Rows —
+ + + + + + +

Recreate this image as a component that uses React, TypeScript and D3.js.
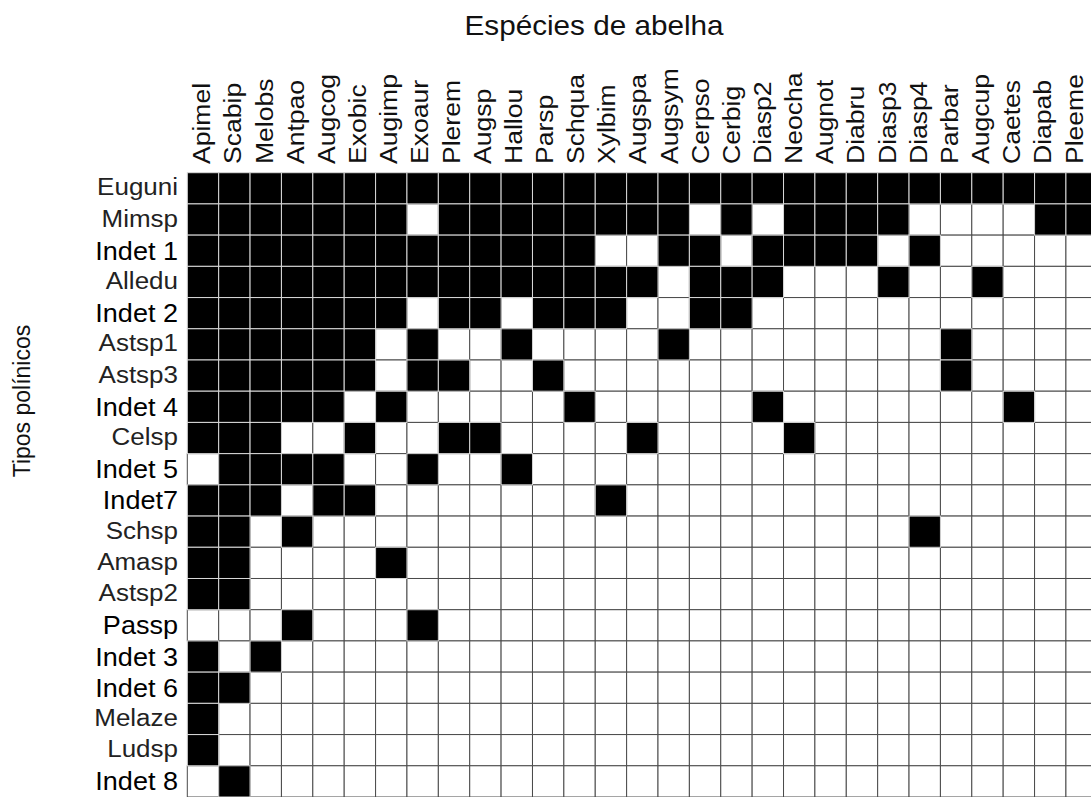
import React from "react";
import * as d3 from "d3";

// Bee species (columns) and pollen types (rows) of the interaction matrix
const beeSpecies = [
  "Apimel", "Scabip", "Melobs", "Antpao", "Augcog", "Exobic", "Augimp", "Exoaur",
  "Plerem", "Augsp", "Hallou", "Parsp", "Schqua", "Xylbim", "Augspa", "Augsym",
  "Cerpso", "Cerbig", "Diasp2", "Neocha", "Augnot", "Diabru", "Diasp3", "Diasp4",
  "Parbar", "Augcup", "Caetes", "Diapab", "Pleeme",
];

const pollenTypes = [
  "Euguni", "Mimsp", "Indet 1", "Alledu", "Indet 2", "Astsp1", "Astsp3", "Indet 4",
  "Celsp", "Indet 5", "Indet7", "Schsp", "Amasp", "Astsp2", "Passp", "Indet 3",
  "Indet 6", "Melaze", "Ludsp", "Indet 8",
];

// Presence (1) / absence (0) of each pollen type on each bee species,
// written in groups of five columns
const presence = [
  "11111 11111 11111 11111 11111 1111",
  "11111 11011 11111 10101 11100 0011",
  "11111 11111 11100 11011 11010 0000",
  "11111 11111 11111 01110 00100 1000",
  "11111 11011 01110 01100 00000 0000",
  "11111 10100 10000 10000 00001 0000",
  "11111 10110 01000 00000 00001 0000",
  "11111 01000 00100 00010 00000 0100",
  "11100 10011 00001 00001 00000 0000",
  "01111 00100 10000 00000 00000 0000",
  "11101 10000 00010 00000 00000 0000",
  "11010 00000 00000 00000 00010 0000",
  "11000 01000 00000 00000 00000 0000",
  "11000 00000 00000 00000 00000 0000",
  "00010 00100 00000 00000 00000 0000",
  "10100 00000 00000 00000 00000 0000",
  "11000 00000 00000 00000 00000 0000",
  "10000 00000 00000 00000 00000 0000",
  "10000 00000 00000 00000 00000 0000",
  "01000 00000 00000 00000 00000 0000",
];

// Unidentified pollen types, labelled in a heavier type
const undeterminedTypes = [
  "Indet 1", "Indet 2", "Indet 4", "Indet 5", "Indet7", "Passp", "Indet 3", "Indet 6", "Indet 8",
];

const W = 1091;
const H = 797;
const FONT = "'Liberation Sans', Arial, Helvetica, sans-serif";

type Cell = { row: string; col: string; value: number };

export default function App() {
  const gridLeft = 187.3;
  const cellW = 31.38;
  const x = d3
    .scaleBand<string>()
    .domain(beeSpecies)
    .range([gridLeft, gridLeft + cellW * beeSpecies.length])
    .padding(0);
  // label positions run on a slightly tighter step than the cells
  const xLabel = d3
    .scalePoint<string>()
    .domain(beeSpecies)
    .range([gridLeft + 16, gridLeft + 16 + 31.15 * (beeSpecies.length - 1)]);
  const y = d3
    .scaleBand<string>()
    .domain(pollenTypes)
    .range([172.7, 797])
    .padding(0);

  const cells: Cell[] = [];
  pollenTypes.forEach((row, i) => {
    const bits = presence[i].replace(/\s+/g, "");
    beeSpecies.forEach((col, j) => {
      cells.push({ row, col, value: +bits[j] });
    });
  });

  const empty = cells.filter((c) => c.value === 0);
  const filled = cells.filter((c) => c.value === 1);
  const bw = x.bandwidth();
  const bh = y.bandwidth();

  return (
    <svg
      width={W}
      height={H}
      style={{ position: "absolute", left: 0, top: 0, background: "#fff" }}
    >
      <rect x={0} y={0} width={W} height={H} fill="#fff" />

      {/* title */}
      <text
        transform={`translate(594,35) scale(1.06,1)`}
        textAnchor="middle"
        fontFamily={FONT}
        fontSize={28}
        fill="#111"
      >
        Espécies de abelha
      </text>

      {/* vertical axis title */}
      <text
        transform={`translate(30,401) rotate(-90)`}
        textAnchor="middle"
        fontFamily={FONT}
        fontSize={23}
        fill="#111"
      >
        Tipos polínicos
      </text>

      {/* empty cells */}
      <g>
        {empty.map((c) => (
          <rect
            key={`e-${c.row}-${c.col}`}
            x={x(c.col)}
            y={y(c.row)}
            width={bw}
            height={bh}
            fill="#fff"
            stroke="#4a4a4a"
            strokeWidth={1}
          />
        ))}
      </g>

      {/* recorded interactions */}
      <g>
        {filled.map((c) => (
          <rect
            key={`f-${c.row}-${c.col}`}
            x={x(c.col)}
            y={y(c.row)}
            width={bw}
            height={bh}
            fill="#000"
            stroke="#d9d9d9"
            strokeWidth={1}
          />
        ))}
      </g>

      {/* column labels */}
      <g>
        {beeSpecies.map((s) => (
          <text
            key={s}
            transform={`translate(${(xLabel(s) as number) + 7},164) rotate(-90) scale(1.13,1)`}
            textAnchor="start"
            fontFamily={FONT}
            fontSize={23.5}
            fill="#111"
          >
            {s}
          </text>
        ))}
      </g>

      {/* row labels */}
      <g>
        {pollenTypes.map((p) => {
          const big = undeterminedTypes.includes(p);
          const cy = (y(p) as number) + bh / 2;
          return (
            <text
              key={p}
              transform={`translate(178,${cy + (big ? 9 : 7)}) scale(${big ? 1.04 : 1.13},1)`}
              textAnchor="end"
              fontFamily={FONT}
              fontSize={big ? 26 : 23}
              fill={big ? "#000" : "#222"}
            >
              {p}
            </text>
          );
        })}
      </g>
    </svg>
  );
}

+ + + + + + +

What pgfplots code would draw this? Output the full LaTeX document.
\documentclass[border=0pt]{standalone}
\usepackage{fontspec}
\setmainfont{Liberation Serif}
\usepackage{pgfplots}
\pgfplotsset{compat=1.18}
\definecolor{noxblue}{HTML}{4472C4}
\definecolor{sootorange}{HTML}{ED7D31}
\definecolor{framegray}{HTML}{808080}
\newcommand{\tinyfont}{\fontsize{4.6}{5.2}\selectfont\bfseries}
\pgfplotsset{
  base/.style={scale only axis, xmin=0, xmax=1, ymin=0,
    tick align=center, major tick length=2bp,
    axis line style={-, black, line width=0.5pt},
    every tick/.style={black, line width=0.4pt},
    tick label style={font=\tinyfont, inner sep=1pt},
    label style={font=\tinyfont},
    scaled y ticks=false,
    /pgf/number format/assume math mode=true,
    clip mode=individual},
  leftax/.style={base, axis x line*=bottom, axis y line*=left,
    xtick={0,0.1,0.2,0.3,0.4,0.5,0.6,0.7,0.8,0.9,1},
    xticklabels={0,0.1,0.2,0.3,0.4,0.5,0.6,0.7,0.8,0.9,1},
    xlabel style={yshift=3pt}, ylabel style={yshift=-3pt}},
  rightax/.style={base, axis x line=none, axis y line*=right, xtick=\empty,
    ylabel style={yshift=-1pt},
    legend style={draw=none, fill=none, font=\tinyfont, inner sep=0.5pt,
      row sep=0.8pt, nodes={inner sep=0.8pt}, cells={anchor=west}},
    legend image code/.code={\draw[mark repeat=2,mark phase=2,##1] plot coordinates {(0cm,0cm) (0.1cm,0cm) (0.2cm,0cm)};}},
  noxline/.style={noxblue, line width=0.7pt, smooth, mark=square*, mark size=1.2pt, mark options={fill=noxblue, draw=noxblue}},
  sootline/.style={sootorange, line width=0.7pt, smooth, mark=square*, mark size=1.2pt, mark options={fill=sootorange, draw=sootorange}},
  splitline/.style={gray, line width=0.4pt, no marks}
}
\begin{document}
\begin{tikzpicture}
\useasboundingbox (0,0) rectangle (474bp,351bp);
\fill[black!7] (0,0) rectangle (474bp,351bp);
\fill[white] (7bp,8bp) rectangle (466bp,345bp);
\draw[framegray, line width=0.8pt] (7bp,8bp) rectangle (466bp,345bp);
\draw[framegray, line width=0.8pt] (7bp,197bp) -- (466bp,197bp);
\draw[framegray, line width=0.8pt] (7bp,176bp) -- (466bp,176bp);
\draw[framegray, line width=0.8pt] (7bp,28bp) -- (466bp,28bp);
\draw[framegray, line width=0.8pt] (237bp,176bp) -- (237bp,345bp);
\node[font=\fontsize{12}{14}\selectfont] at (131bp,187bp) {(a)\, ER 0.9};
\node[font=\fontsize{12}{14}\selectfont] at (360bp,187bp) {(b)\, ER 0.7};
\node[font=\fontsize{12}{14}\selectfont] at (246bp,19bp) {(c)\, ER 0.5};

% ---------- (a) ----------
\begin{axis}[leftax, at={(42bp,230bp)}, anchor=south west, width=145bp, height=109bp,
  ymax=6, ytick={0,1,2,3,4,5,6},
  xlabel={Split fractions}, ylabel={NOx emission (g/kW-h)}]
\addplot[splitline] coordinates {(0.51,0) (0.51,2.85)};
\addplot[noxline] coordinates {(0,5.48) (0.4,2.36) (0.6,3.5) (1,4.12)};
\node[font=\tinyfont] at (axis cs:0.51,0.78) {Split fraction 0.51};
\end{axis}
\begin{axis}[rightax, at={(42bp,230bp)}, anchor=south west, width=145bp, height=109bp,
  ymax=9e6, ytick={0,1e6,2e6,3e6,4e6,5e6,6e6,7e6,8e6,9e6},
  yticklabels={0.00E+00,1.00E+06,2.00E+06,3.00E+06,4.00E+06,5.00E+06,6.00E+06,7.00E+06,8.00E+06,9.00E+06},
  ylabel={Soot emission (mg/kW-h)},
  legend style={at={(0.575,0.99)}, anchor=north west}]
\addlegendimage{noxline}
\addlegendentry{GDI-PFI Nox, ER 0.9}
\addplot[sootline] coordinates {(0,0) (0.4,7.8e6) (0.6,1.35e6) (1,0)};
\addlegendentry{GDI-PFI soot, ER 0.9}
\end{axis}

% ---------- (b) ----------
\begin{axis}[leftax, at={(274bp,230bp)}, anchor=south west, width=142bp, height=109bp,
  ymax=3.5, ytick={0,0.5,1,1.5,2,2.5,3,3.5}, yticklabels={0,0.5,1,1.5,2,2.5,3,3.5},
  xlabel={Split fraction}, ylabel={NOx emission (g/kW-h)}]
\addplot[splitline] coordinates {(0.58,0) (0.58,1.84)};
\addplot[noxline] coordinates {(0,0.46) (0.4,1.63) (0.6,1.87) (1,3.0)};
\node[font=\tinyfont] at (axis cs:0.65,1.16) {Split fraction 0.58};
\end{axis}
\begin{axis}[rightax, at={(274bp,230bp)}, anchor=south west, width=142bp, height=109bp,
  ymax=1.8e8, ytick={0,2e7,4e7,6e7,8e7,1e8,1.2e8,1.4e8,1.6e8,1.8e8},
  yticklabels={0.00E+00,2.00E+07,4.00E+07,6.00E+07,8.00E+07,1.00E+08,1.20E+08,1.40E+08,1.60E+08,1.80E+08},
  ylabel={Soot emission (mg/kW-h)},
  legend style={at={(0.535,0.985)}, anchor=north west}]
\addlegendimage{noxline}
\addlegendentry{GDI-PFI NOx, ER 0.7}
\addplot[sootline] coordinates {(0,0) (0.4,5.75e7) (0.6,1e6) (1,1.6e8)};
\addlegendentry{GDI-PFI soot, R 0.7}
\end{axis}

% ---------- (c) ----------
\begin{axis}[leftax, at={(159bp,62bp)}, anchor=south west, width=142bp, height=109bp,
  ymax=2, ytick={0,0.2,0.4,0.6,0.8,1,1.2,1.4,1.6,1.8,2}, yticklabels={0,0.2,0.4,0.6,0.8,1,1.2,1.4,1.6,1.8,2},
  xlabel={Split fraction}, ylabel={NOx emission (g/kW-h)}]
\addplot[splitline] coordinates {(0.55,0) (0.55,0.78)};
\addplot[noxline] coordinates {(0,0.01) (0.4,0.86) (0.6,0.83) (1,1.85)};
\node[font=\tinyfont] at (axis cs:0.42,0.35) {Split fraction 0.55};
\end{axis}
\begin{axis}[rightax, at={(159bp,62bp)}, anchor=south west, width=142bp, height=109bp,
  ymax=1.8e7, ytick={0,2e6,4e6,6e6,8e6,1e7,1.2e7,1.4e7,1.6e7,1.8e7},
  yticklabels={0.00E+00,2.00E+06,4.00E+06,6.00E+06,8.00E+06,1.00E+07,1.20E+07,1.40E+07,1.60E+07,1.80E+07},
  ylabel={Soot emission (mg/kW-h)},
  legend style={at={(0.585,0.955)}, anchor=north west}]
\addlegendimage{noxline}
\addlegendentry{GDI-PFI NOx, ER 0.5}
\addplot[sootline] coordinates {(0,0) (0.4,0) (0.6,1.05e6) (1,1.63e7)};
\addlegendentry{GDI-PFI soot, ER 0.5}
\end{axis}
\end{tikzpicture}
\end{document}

+ + + + + + +

Aim of the exercise — Quote only the lines running from the line with "Recreate this image" to the line with "import * as", ends included, exactly as they appear and without the pictures.

Solution to the problem —
Recreate this image as a component that uses React, TypeScript and D3.js.
import React from "react";
import * as d3 from "d3";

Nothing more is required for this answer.